I used to meditate/pray during the time when Jesus was to be dying on the cross on Good Friday, I may do that again this week. But, I do like Easter service on Saturday evening, it's usually a candlelight ''vigil'' type of service, and my fiance and I will probably attend that this year. My parents will have Easter dinner, and I'm thinking of making homemade Easter bread, the kind that is shaped like a ''braid.'' This is an Italian tradition that my dad's side has carried on.


----------



## jld

*Deidre* said:


> I used to meditate/pray during the time when Jesus was to be dying on the cross, I may do that again this week.

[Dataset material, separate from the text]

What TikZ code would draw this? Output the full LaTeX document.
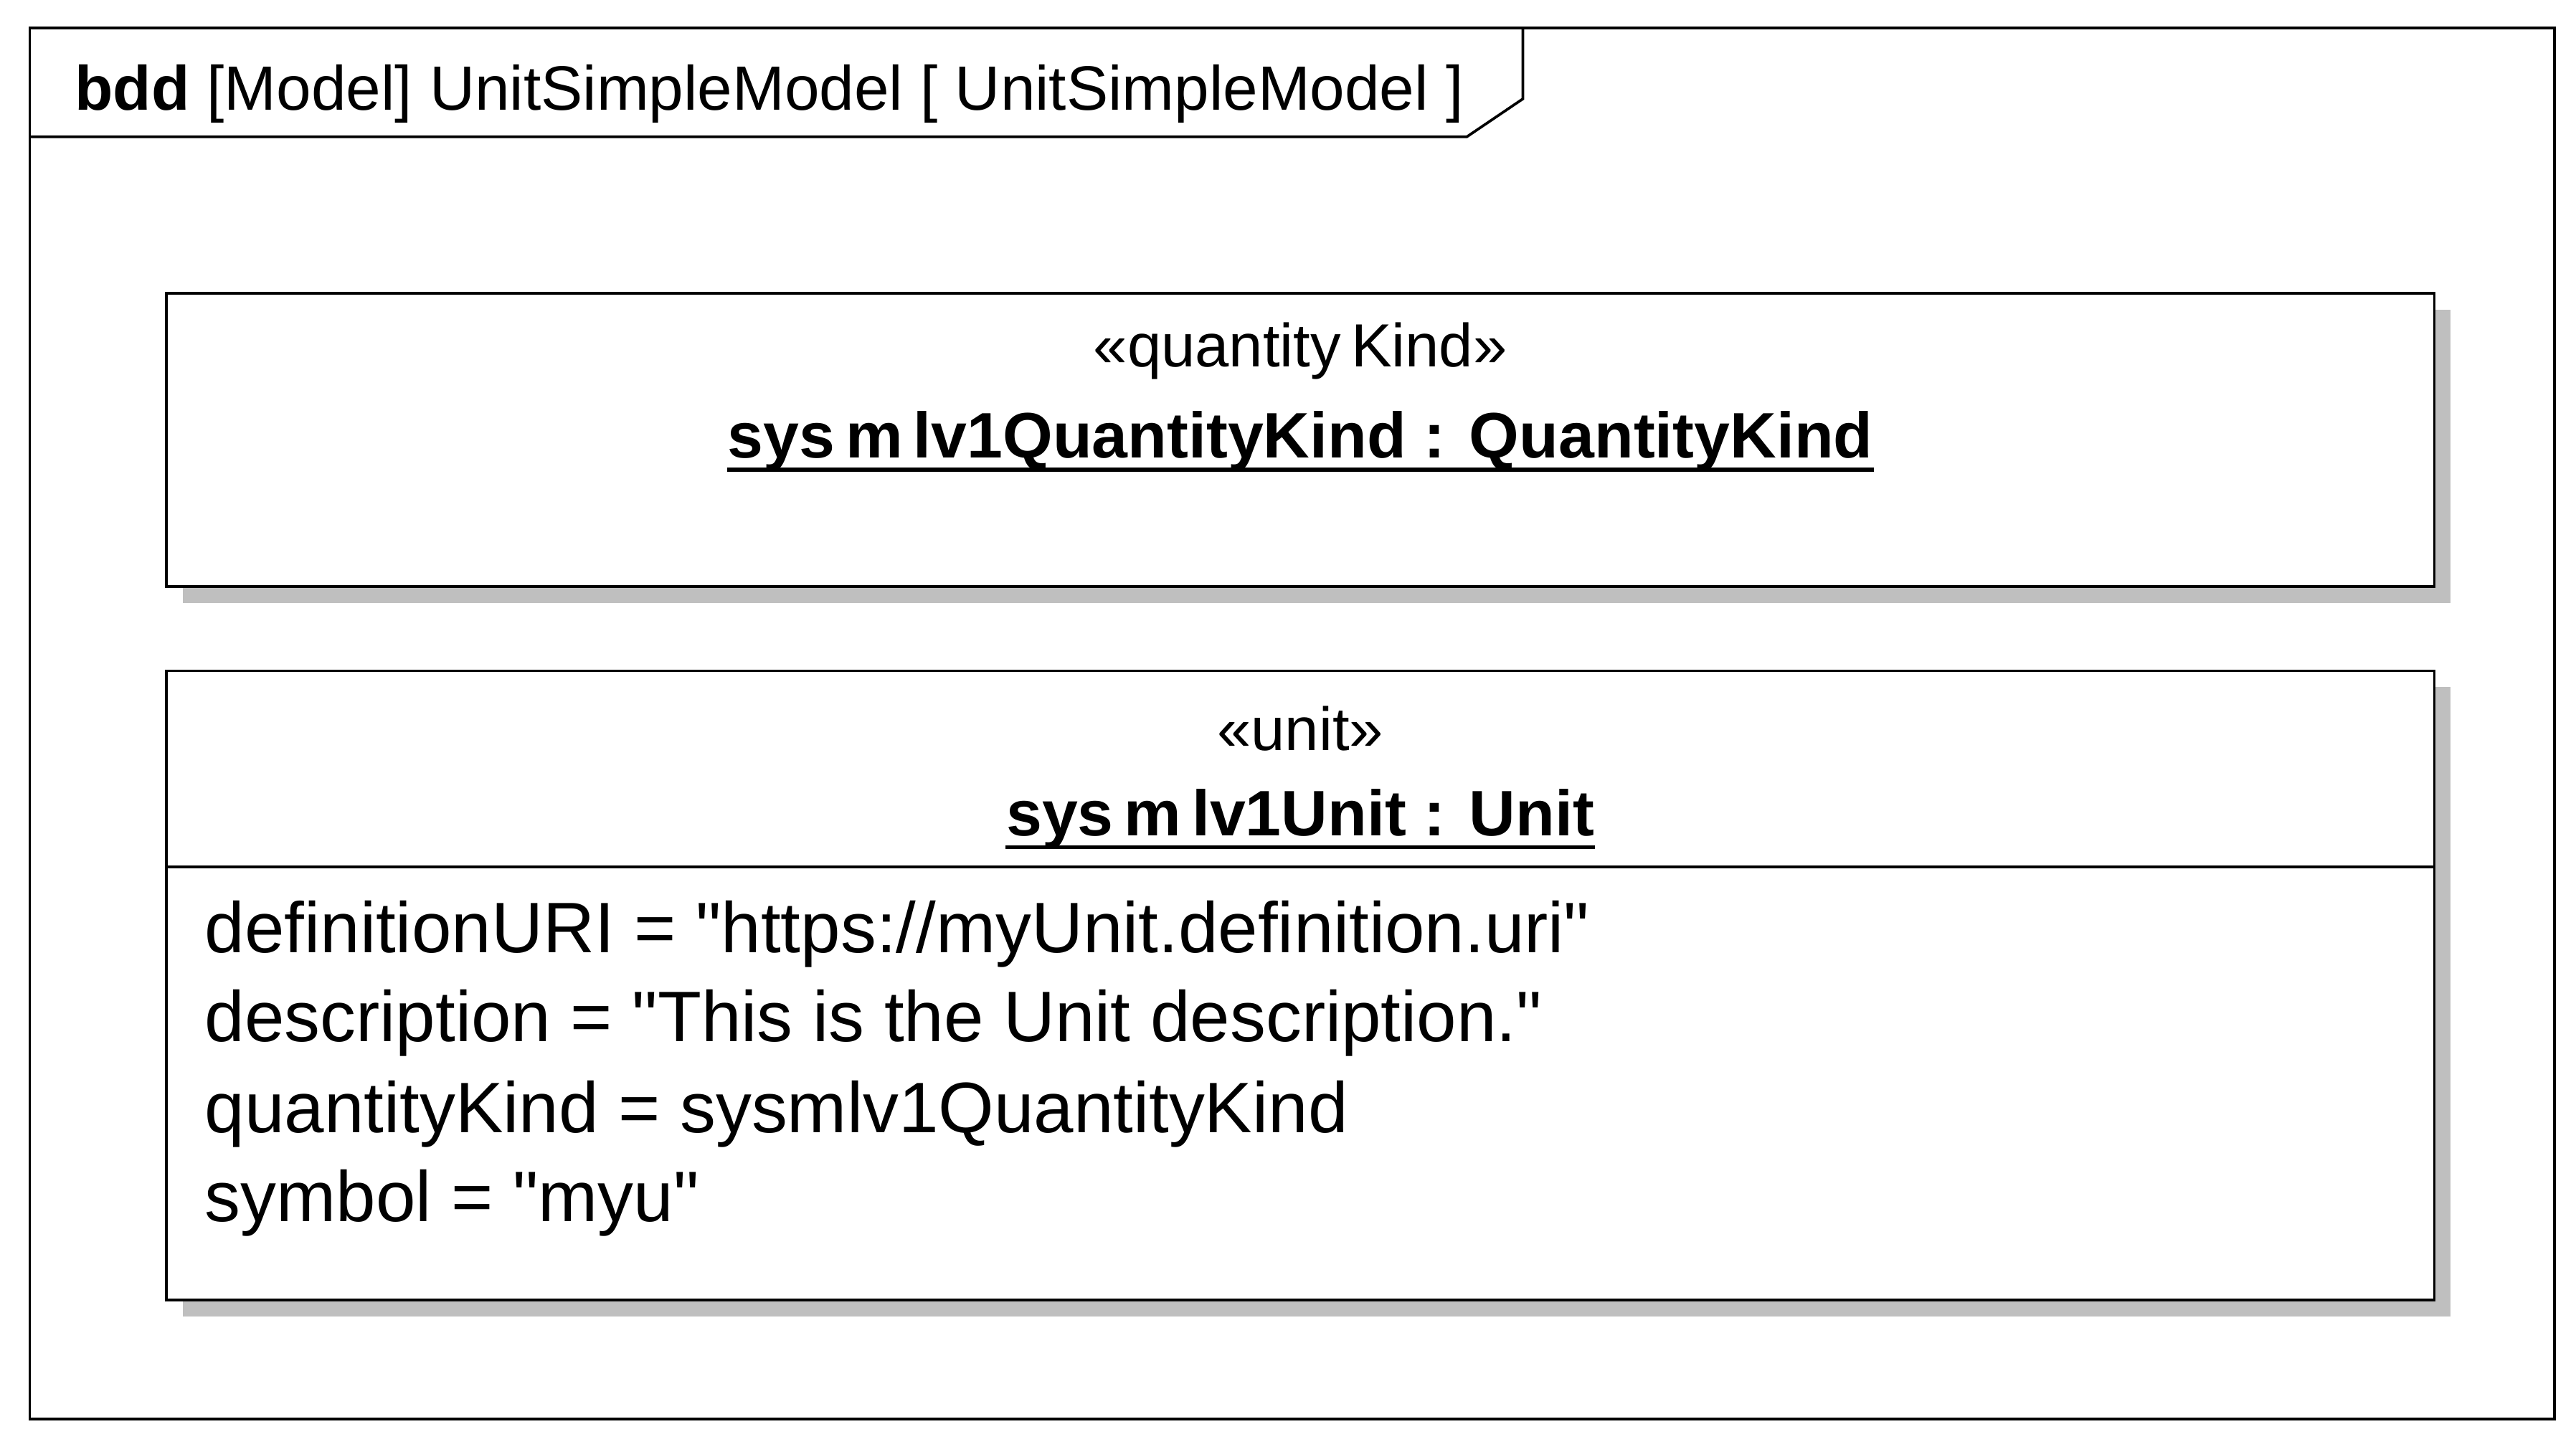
\documentclass[tikz,border=0pt]{standalone}
\usepackage{fontspec}
\setmainfont{Liberation Sans}[Ligatures=TeXOff]
\usetikzlibrary{positioning}
\newcommand{\uline}[1]{\tikz[baseline=(t.base)]{\node[inner sep=0pt] (t) {#1};
	\draw[line width=1.2pt] ([yshift=-3.5pt]t.base west) -- ([yshift=-3.5pt]t.base east);}}
\tikzset{
  block/.style = {draw, thick, fill=white},
  shade/.style = {fill=black!25, draw=none},
  stereo/.style = {font=\fontsize{18.5}{20}\selectfont},
  title/.style = {font=\fontsize{19.5}{22}\selectfont\bfseries},
  attr/.style = {font=\fontsize{21.7}{24}\selectfont, anchor=west, inner sep=0pt}
}
\begin{document}
\begin{tikzpicture}[x=0.5pt, y=-0.5pt]
	\useasboundingbox (0,0) rectangle (1563,878);
	%% FRAME
	\draw[thick] (18,17) rectangle (1550,861);
	\draw[thick] (18,83) -- (890,83) -- (924,60) -- (924,17);
	\node[anchor=base west, inner sep=0pt, font=\fontsize{19}{22}\selectfont] (frame) at (45,67)
		{\textbf{bdd} [Model] UnitSimpleModel [ UnitSimpleModel ]};
	%% BLOCKS
	% Quantity kind
	\fill[shade] (111,188) rectangle (1487,366);
	\draw[block] (101,178) rectangle (1477,356);
	\node[stereo] (qk-st) at (789,213) {«quantity\,Kind»};
	\node[title] (qk) at (789,268) {\uline{sys\,m\,lv1QuantityKind : QuantityKind}};
	% Unit
	\fill[shade] (111,417) rectangle (1487,799);
	\draw[block] (101,407) rectangle (1477,789);
	\draw[thick] (101,526) -- (1477,526);
	\node[stereo] (u-st) at (789,442) {«unit»};
	\node[title] (u) at (789,497) {\uline{sys\,m\,lv1Unit : Unit}};
	% Attributes
	\node[attr] (a1) at (124,567) {definitionURI = "https://myUnit.definition.uri"};
	\node[attr] (a2) at (124,621) {description = "This is the Unit description."};
	\node[attr] (a3) at (124,676) {quantityKind = sysmlv1QuantityKind};
	\node[attr] (a4) at (124,730) {symbol = "myu"};
\end{tikzpicture}
\end{document}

But, I do like Easter service on Saturday evening, it's usually a candlelight ''vigil'' type of service, and my fiance and I will probably attend that this year.


Thank you, Deidre! I thought this thread was going to die on the vine. 

The service sounds lovely.


----------



## jld

The bread sounds good, too. I hope you have a Buona Pasqua.


----------



## Andy1001

jld said:


> The bread sounds good, too. I hope you have a Buona Pasqua.


Hot cross buns.You have to have hot cross buns.


----------